Today I listened to a sermon, 30 minutes long, 27.5 minutes of hell fire and brimstone, 2.5 minutes about love and grace. I think the speaker used more bible verses than I’ve ever heard in 30 minutes (apart from when someone reads a big slab of the bible).
I sat there somewhat confused, somewhat dumb founded. I expected this from a 80 year old tranditional old school preacher from the 50ths. But in 2016, haven’t we moved on and expanded our vision of God, Jesus & the bible? 
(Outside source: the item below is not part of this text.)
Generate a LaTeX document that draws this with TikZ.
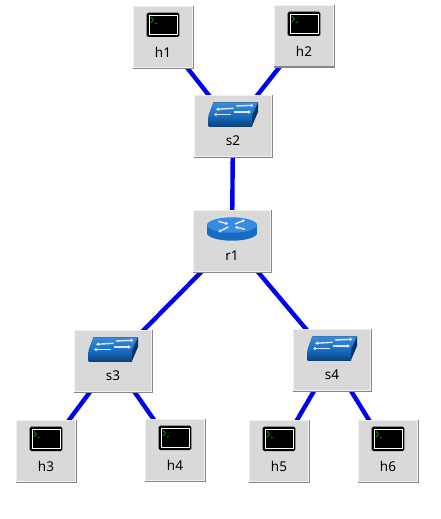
\documentclass[tikz,border=0pt]{standalone}
\usepackage{fontspec}
\setmainfont{Noto Sans}
\usepackage{xcolor}
\definecolor{boxgray}{RGB}{217, 217, 217}
\definecolor{boxlight}{RGB}{240, 240, 240}
\definecolor{boxdark}{RGB}{135, 135, 135}
\definecolor{linkblue}{RGB}{0, 0, 240}
\definecolor{ciscotop}{RGB}{55, 140, 225}
\definecolor{ciscomid}{RGB}{22, 108, 195}
\definecolor{ciscolow}{RGB}{14, 66, 125}
\definecolor{promptgreen}{RGB}{0, 190, 0}
\usetikzlibrary{arrows.meta,backgrounds}
\tikzset{
    devbox/.style={draw=boxlight, line width=1pt, fill=boxgray, minimum height=61pt, inner sep=0pt},
    hostbox/.style={devbox, minimum width=59pt},
    netbox/.style={devbox, minimum width=77pt},
    devlabel/.style={font=\fontsize{13.5}{15}\selectfont, text=black, inner sep=0pt},
    link/.style={draw=linkblue, line width=4.4pt},
    whitearrow/.style={-{Stealth[length=3pt,width=3.8pt]}, white!90!black, line width=1.4pt},
    hosticon/.pic={
        \fill[black, rounded corners=1.5pt] (-16.3,-24.3) rectangle (16.3,0);
        \draw[white, line width=0.9pt] (-14,-21.7) rectangle (14,-2.3);
        \draw[promptgreen, line width=0.6pt] (-12,-19.7) -- (-9.5,-17) -- (-12,-14) (-8.3,-13.7) -- (-6,-13.7);
    },
    switchicon/.pic={
        \fill[top color=ciscotop, bottom color=ciscomid] (-19.5,-23.7) -- (25,-23.7) -- (19,-10) -- (-24.5,-10) -- cycle;
        \fill[top color=ciscomid, bottom color=ciscolow] (-24.5,-10) -- (19,-10) -- (19,0) -- (-24.5,0) -- cycle;
        \fill[ciscolow!80!black] (19,-10) -- (25,-23.7) -- (25,-14) -- (19,0) -- cycle;
        \draw[whitearrow] (0.5,-17.7) -- (-17,-16.7);
        \draw[whitearrow] (3,-20) -- (20.5,-20.7);
        \draw[whitearrow] (-2,-11.5) -- (-19,-11.5);
        \draw[whitearrow] (0.5,-14) -- (18,-14);
    },
    routericon/.pic={
        \fill[ciscomid] (0,-8) ellipse [x radius=25pt, y radius=7.7pt];
        \fill[ciscomid] (-25,-16) rectangle (25,-8);
        \fill[ciscotop] (0,-16) ellipse [x radius=25pt, y radius=7.7pt];
        \draw[whitearrow] (-13.7,-19.7) -- (-3.7,-17);
        \draw[whitearrow] (-3.7,-14) -- (-13.7,-9);
        \draw[whitearrow] (3,-17) -- (13,-21);
        \draw[whitearrow] (13,-11.7) -- (3,-14);
    }
}

\begin{document}
\begin{tikzpicture}[x=1pt, y=-1pt]
    \useasboundingbox (0,0) rectangle (440,519);

    % Hosts
    \foreach \name/\x/\y in {h1/163/37, h2/304/36, h3/46/451, h4/175/450, h5/279/451, h6/388/451} {
        \node[hostbox] (\name) at (\x,\y) {};
        \draw[boxdark, line width=1pt] (\name.south west) -- (\name.south east) -- (\name.north east);
        \pic at (\name.center) {hosticon};
        \node[devlabel] (\name-text) at (\x,\y+15) {\name};
    }

    % Switches
    \foreach \name/\x/\y in {s2/233/126, s3/113/361, s4/332/360} {
        \node[netbox] (\name) at (\x,\y) {};
        \draw[boxdark, line width=1pt] (\name.south west) -- (\name.south east) -- (\name.north east);
        \pic at (\name.center) {switchicon};
        \node[devlabel] (\name-text) at (\x,\y+15) {\name};
    }

    % Router
    \node[netbox] (r1) at (232,241) {};
    \draw[boxdark, line width=1pt] (r1.south west) -- (r1.south east) -- (r1.north east);
    \pic at (r1.center) {routericon};
    \node[devlabel] (r1-text) at (232,256) {r1};

    % Links
    \begin{pgfonlayer}{background}
        \draw[link] (h1.center) -- (s2.center);
        \draw[link] (h2.center) -- (s2.center);
        \draw[link] (s2.center) -- (r1.center);
        \draw[link] (r1.center) -- (s3.center);
        \draw[link] (r1.center) -- (s4.center);
        \draw[link] (s3.center) -- (h3.center);
        \draw[link] (s3.center) -- (h4.center);
        \draw[link] (s4.center) -- (h5.center);
        \draw[link] (s4.center) -- (h6.center);
    \end{pgfonlayer}
\end{tikzpicture}
\end{document}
I saw two encounters after the message with people coming up and saying to the speaker “what a brilliant message” (or words to that effect). This is actually an interesting contrast to another setting when the pastor spoke each week about the love of Jesus, the common comment he got was “it would have been better if you were wearing a tie”. Do older foke like to be reminded more about hell & judgement day, than love and grace?

Is there something that resonates well with some church people about hearing how they are in and part of the “Jesus club” and the rest of the world is going to a place full of fire and torment? I guess it’s just like mass media, bad news sells, and the church can sometimes be a place where as much as the lingo is “deny the world” (or whatever the Christian ease is these days), sometimes it’s just a carbon copy, just selling didn’t things.

I love this short clip from Jay Bakker’s latest tour: https://m.youtube.com/watch?v=wvgoGvjJXrg
Side note: I shared this clip with a gay friend the other day (who is neither here nor there when it comes to faith, at least from what he has told me), and he pointed it out it’s more Americans that take this stuff literally as opposed to other parts of the world. I have no hard data to back this up one way or the other. 

Now I have no idea what today’s speakers motives around sharing his message for the day was. Whether he was being deadly serious, or just pushing the boundaries of how far he can take a message. If he was being serious, good on him for knowing what he believes and not being afraid to share it. If it was a bit of an experiment, I’d like to hear how he thought it went. I personally tired an experiment when granted 360 seconds to speak in front of 110 once, I told them (a church) that I denied the resurrection of Jesus, then simply sat down (and after a couple of seconds, played a clip to explain what I meant. It was more a shock thing than anything else. Strangely I’ve never been asked to speak or share since).

I would like to be involved in a side project of looking at “what does faith look like in a modern world?” I’d like this to follow the work along the lines of Peter Rollins or Michael Frost (Who spoke in Melbourne earlier this year and I missed out). I have a venue in mind, a local jazz / music venue. To start the ball rolling I need to have a conversation with the owner of the venue to see if we can do a monthly gathering once a month on whatever her slowest night is. Who knows, she might say no, but at the same time, she might say yes. I’m probably working on too many projects at the moment anyway.

Standard disclaimer applies: Most of these blog posts reflexes Andrew’s thoughts at the end of a long day. In hindsight, he only ever agrees with about 90% of what he has written/said. If any material offends you, sorry, but that’s too bad, but in retrospect and growth, some of it will offend the author, and that is ok.”